[WORK INSTRUCTIONS]
Look below for the line with "Generate a Python" and the line with "from matplotlib.ticker import"; repeat exactly those two lines and all lines between them, but no pictures.
[RECORDS start]
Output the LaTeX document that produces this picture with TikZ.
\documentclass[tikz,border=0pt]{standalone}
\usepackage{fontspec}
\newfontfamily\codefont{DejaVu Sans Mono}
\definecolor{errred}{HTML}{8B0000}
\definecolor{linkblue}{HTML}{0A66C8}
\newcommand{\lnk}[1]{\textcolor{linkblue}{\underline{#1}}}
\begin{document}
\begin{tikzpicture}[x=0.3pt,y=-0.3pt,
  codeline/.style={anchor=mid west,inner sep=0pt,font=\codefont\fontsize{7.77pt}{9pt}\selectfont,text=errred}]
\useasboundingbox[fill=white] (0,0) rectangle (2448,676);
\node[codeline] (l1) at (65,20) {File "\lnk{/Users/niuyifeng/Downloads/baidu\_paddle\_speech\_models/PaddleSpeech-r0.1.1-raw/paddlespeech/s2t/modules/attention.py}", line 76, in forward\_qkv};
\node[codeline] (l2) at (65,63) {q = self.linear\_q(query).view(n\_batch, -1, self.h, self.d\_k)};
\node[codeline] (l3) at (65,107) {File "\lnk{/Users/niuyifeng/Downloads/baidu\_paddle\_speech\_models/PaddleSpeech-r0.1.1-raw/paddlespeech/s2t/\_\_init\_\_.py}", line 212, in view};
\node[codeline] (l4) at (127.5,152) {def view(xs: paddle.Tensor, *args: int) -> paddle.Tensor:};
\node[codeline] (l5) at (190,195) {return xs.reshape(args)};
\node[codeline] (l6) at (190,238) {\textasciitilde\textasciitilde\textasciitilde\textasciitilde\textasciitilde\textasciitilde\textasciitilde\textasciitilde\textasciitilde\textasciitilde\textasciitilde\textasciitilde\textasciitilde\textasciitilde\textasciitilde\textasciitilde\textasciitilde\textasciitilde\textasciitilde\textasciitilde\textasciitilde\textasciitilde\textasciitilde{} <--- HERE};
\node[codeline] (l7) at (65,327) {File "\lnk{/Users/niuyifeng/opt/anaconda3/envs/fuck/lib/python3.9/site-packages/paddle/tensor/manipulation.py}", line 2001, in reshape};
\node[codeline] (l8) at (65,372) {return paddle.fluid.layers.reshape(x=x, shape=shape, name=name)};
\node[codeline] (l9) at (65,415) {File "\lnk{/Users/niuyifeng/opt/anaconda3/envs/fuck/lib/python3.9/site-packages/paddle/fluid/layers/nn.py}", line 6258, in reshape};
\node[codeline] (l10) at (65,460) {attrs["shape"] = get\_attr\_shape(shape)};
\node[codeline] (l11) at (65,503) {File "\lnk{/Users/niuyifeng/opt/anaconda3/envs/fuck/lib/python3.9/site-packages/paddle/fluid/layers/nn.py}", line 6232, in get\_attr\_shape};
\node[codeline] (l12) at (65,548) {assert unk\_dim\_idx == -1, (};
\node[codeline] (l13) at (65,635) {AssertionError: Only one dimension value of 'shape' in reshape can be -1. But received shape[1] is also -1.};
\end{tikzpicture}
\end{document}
[RECORDS end]
[RECORDS start]
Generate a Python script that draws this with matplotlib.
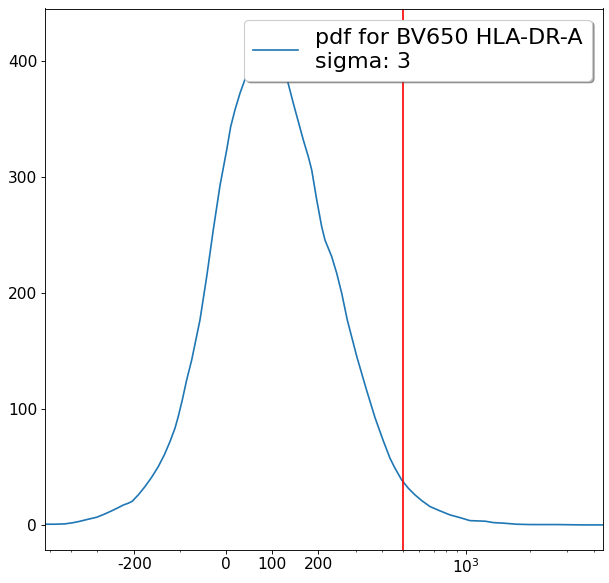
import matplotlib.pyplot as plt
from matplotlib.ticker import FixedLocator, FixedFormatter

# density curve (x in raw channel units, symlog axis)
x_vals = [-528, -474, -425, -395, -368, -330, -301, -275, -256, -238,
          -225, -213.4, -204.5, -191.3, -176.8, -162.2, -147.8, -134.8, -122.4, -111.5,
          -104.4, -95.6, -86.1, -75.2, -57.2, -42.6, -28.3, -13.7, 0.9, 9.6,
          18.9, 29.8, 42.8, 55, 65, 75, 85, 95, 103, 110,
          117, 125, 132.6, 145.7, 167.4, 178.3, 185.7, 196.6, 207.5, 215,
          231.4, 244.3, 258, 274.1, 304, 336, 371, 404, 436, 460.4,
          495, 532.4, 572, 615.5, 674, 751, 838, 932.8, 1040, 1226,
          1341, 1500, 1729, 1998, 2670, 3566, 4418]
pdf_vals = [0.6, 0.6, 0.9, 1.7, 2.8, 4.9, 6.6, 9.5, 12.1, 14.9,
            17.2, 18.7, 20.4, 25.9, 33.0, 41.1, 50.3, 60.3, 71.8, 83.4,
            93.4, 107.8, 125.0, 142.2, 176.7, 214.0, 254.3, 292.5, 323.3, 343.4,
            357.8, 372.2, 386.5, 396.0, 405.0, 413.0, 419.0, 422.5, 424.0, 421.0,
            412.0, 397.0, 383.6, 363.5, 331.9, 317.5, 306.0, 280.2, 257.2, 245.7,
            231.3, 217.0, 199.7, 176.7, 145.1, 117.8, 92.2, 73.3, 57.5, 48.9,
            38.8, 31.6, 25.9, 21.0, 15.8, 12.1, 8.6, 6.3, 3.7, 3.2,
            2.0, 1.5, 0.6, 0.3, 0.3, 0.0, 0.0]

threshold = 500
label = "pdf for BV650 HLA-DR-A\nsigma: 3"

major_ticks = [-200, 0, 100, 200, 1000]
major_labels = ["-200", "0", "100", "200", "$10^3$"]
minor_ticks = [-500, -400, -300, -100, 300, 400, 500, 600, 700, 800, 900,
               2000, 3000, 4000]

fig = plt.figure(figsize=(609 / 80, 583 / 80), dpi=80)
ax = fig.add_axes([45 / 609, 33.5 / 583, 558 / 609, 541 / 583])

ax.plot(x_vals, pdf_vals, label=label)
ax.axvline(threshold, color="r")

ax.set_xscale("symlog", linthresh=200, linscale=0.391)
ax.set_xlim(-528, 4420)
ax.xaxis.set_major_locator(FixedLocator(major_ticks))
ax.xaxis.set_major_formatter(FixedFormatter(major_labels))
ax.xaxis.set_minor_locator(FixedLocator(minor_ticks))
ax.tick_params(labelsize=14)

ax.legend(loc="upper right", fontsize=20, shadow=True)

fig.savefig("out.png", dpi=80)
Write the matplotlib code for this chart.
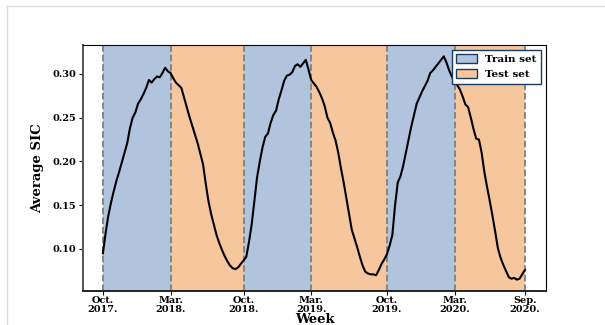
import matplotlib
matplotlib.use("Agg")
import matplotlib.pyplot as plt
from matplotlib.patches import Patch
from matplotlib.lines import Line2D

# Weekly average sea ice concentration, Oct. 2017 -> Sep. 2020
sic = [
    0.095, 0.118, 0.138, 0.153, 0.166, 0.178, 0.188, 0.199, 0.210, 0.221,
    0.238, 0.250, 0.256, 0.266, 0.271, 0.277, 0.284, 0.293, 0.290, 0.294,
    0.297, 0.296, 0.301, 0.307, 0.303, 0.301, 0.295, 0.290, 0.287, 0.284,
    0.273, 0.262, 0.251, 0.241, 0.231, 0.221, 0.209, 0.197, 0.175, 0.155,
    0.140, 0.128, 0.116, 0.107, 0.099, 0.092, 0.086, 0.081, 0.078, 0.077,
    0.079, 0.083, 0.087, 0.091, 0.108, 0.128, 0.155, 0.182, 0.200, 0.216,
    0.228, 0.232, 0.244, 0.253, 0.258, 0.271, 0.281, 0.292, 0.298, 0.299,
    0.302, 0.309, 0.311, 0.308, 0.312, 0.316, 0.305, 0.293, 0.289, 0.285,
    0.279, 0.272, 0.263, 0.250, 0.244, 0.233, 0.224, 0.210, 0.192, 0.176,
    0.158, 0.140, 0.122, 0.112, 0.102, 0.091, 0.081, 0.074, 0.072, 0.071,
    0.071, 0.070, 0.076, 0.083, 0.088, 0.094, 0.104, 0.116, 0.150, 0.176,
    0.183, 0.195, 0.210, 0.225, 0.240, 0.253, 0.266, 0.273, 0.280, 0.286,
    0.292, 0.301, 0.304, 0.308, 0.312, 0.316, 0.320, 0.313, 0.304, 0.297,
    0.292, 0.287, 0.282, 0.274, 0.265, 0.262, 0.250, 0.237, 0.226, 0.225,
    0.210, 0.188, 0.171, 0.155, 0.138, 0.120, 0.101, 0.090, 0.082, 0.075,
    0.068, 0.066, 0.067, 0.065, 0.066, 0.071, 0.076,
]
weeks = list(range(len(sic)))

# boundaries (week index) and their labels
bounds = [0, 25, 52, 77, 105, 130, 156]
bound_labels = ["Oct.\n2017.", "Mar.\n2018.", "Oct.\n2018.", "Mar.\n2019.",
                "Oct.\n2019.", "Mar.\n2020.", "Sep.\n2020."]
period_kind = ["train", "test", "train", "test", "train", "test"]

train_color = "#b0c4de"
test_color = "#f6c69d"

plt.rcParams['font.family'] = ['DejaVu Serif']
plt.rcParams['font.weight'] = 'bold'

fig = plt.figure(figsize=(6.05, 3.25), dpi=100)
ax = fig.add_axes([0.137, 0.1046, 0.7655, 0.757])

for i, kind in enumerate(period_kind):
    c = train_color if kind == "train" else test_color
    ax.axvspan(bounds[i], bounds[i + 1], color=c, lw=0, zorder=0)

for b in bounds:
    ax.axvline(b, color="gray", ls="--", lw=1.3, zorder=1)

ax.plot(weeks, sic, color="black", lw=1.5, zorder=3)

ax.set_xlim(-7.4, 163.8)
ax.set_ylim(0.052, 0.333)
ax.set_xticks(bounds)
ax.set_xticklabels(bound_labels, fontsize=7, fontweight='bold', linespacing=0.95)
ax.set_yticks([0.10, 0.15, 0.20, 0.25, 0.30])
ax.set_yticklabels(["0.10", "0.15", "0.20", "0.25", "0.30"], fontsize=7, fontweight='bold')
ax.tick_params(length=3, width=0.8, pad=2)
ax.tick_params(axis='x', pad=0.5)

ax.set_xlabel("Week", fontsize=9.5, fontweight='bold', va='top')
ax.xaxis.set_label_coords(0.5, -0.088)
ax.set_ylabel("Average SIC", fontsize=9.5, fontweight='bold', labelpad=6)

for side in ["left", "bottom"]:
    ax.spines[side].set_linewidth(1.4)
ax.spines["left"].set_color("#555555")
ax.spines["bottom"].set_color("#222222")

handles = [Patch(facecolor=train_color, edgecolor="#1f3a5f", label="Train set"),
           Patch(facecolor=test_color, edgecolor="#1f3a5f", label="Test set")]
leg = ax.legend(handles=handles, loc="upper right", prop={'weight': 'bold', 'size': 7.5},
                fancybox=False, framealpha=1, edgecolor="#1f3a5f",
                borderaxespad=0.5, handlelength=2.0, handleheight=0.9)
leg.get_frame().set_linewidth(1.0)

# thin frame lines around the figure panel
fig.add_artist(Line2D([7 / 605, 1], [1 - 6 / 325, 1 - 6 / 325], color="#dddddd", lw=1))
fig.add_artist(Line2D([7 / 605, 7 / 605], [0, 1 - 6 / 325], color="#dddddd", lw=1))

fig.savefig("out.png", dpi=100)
[RECORDS end]
[RECORDS start]
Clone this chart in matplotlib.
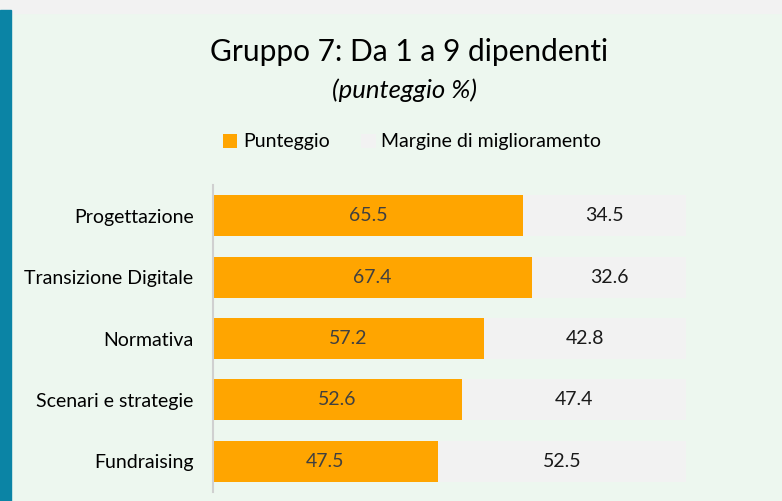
[RECORDS end]
[RESULT OF THIS EXERCISE]
Generate a Python script that draws this with matplotlib.
import matplotlib.pyplot as plt
from matplotlib.ticker import FixedLocator, FixedFormatter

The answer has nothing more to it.